Question

Find the smallest number by which 675 must be multiplied to get the perfect cube number.

Answer

**step1** Understanding the Problem

The problem asks us to find the smallest number that we need to multiply by 675 to make the result a perfect cube. A perfect cube is a number that can be obtained by multiplying an integer by itself three times (for example, $$8 = 2 \times 2 \times 2$$, so 8 is a perfect cube).

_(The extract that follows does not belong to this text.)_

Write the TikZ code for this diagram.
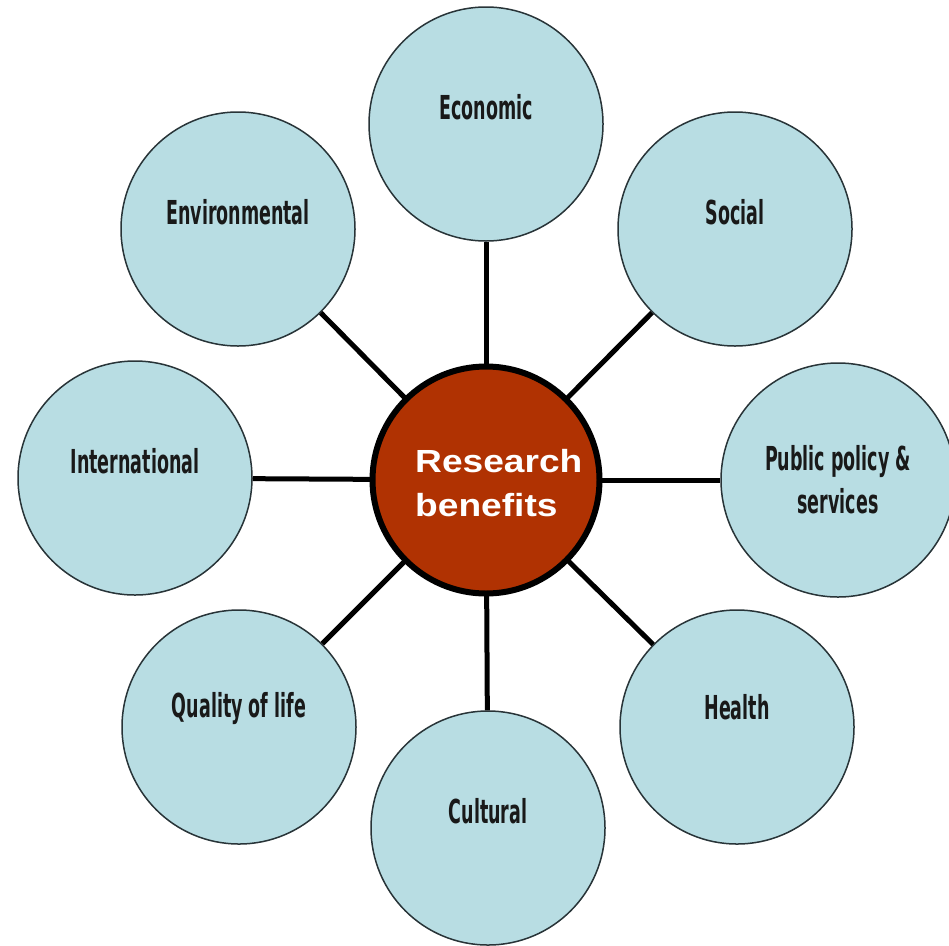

**step2** Finding the Prime Factors of 675

To find what factors are needed, we first break down 675 into its prime factors. Prime factors are prime numbers that multiply together to make the original number.
We start dividing 675 by the smallest prime numbers:
675 ends in 5, so it is divisible by 5.
$$675 \div 5 = 135$$
Now, we look at 135. It also ends in 5, so it is divisible by 5.
$$135 \div 5 = 27$$
Now, we look at 27. It is not divisible by 5. We try 3.
$$27 \div 3 = 9$$
Now, we look at 9. It is divisible by 3.
$$9 \div 3 = 3$$
Now, we look at 3. It is a prime number, so we divide it by itself.
$$3 \div 3 = 1$$
So, the prime factors of 675 are 3, 3, 3, 5, and 5.
We can write this as $$3 \times 3 \times 3 \times 5 \times 5$$.

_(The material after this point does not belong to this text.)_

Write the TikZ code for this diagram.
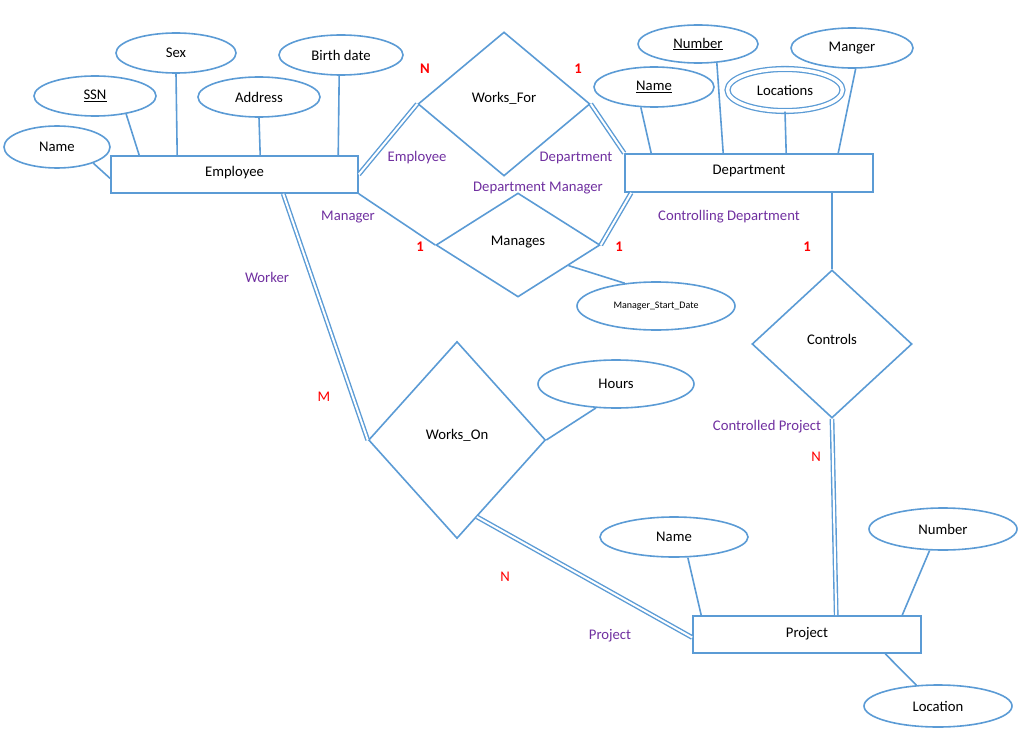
\documentclass[tikz,border=0pt]{standalone}
\usepackage{fontspec}
\setmainfont{Carlito}
\usetikzlibrary{shapes.geometric,calc}
\definecolor{lb}{HTML}{5B9BD5}
\definecolor{pu}{HTML}{7030A0}
\newcommand{\up}[2]{\raisebox{#1pt}{#2}}
\begin{document}
\begin{tikzpicture}[x=1pt,y=-1pt,
  every node/.style={font=\fontsize{14.7}{17}\selectfont},
  ent/.style={draw=lb, line width=1.6pt, rectangle, inner sep=0, fill=white},
  attr/.style={draw=lb, line width=1.6pt, ellipse, inner sep=0},
  rel/.style={draw=lb, line width=1.6pt, diamond, inner sep=0},
  ln/.style={draw=lb, line width=1.6pt},
  dbl/.style={draw=lb, line width=1.4pt, double=white, double distance=2pt},
  role/.style={text=pu},
  card/.style={text=red, font=\fontsize{14.7}{17}\selectfont\bfseries},
  cardn/.style={text=red}]
\useasboundingbox (0,0) rectangle (1024,738);

% entities
\node[ent, minimum width=247pt, minimum height=37pt] (emp) at (234.5,174.5) {\up{6}{Employee}};
\node[ent, minimum width=248pt, minimum height=38pt] (dept) at (749,173) {\up{6}{Department}};
\node[ent, minimum width=228pt, minimum height=37pt] (proj) at (807,634.5) {\up{4}{Project}};

% relationships
\node[rel, minimum width=172pt, minimum height=144pt, aspect=1.19] (wf) at (504,104) {\up{14}{Works\_For}};
\node[rel, minimum width=164pt, minimum height=104pt, aspect=1.58] (man) at (518,245) {\up{8}{Manages}};
\node[rel, minimum width=177pt, minimum height=197pt, aspect=0.9] (wo) at (457,440) {\up{12}{Works\_On}};
\node[rel, minimum width=160pt, minimum height=148pt, aspect=1.08] (ctl) at (832,344) {\up{10}{Controls}};

% employee attributes
\node[attr, minimum width=106pt, minimum height=42pt] (ename) at (57,147) {Name};
\node[attr, minimum width=122pt, minimum height=40pt] (ssn) at (95,96) {\underline{SSN}};
\node[attr, minimum width=120pt, minimum height=40pt] (sex) at (176,53) {Sex};
\node[attr, minimum width=122pt, minimum height=40pt] (addr) at (259,97) {Address};
\node[attr, minimum width=124pt, minimum height=40pt] (birth) at (341,55) {Birth date};

% department attributes
\node[attr, minimum width=120pt, minimum height=40pt] (dname) at (654,87) {\underline{Name}};
\node[attr, minimum width=120pt, minimum height=38pt] (dnum) at (698,44) {\underline{Number}};
\node[attr, minimum width=115pt, minimum height=42pt, double=white, double distance=3.5pt, line width=1.3pt] (dloc) at (785,90) {Locations};
\node[attr, minimum width=122pt, minimum height=40pt] (dmgr) at (852,48) {Manger};

% other attributes
\node[attr, minimum width=158pt, minimum height=48pt, font=\fontsize{10}{12}\selectfont] (msd) at (656,306) {Manager\_Start\_Date};
\node[attr, minimum width=156pt, minimum height=48pt] (hours) at (616,384) {Hours};
\node[attr, minimum width=148pt, minimum height=40pt] (pname) at (674,537) {Name};
\node[attr, minimum width=148pt, minimum height=42pt] (pnum) at (943,529) {Number};
\node[attr, minimum width=148pt, minimum height=42pt] (ploc) at (938,706) {Location};

% attribute links
\draw[ln] (ename.-24) -- ([yshift=-4pt]emp.west);
\draw[ln] (ssn.-30) -- ([xshift=29pt]emp.north west);
\draw[ln] (sex.south) -- ([xshift=67pt]emp.north west);
\draw[ln] (addr.south) -- ([xshift=150pt]emp.north west);
\draw[ln] (birth.-95) -- ([xshift=228pt]emp.north west);
\draw[ln] (dname.-123) -- ([xshift=27pt]dept.north west);
\draw[ln] (dnum.-45) -- ([xshift=99pt]dept.north west);
\draw[ln] (dloc.south) -- ([xshift=162pt]dept.north west);
\draw[ln] (dmgr.-80) -- ([xshift=214pt]dept.north west);
\draw[ln] ($(man.south)!0.61!(man.east)$) -- (msd.144);
\draw[ln] (wo.east) -- (hours.-130);
\draw[ln] (pname.-56) -- ([xshift=9pt]proj.north west);
\draw[ln] (pnum.-122) -- ([xshift=210pt]proj.north west);
\draw[ln] ([xshift=193pt]proj.south west) -- (ploc.136);

% relationship links
\draw[dbl] (emp.east) -- (wf.west);
\draw[dbl] (wf.east) -- (dept.north west);
\draw[ln] (emp.south east) -- (man.west);
\draw[dbl] (man.east) -- ([xshift=7pt]dept.south west);
\draw[dbl] ([xshift=173pt]emp.south west) -- (wo.west);
\draw[dbl] ($(wo.south)!0.225!(wo.east)$) -- ([yshift=-3pt]proj.west);
\draw[ln] (ctl.north |- dept.south) -- (ctl.north);
\draw[dbl] (ctl.south) -- ([xshift=144pt]proj.north west);

% role labels
\node[role] (r1) at (417,158) {Employee};
\node[role] (r2) at (576,158) {Department};
\node[role] (r3) at (538,188) {Department Manager};
\node[role] (r4) at (348,217) {Manager};
\node[role] (r5) at (729,217) {Controlling Department};
\node[role] (r6) at (267,277) {Worker};
\node[role] (r7) at (767,427) {Controlled Project};
\node[role] (r8) at (610,636) {Project};

% cardinalities
\node[card] (c1) at (425,69) {N};
\node[card] (c2) at (578,69) {1};
\node[card] (c3) at (420,247) {1};
\node[card] (c4) at (619,247) {1};
\node[card] (c5) at (807,247) {1};
\node[cardn] (c6) at (324,397) {M};
\node[cardn] (c7) at (816,457) {N};
\node[cardn] (c8) at (505,577) {N};
\end{tikzpicture}
\end{document}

**step3** Grouping Prime Factors for a Perfect Cube

For a number to be a perfect cube, each of its prime factors must appear in groups of three. Let's look at the prime factors we found for 675:
We have three 3s: $$3 \times 3 \times 3$$. This is already a group of three, which means $$3^3$$ is a perfect cube (which is 27).
We have two 5s: $$5 \times 5$$. To make this a group of three 5s ($$5 \times 5 \times 5$$), we need one more 5.

**step4** Determining the Smallest Number to Multiply

Since we have $$3 \times 3 \times 3$$ (a complete group of three 3s) but only $$5 \times 5$$ (two 5s), we need one more 5 to complete the group of three 5s.
Therefore, to make $$675 = (3 \times 3 \times 3) \times (5 \times 5)$$ a perfect cube, we must multiply it by one more 5.
The smallest number to multiply by is 5.

**step5** Verifying the Result

Let's check our answer:
If we multiply 675 by 5, we get:
$$675 \times 5 = 3375$$
Now, let's look at the prime factors of 3375:
$$3375 = (3 \times 3 \times 3) \times (5 \times 5 \times 5)$$
This can be written as $$(3 \times 5) \times (3 \times 5) \times (3 \times 5)$$, which is $$15 \times 15 \times 15$$.
So, 3375 is a perfect cube (it is $$15^3$$).
This confirms that 5 is the smallest number by which 675 must be multiplied to get a perfect cube number.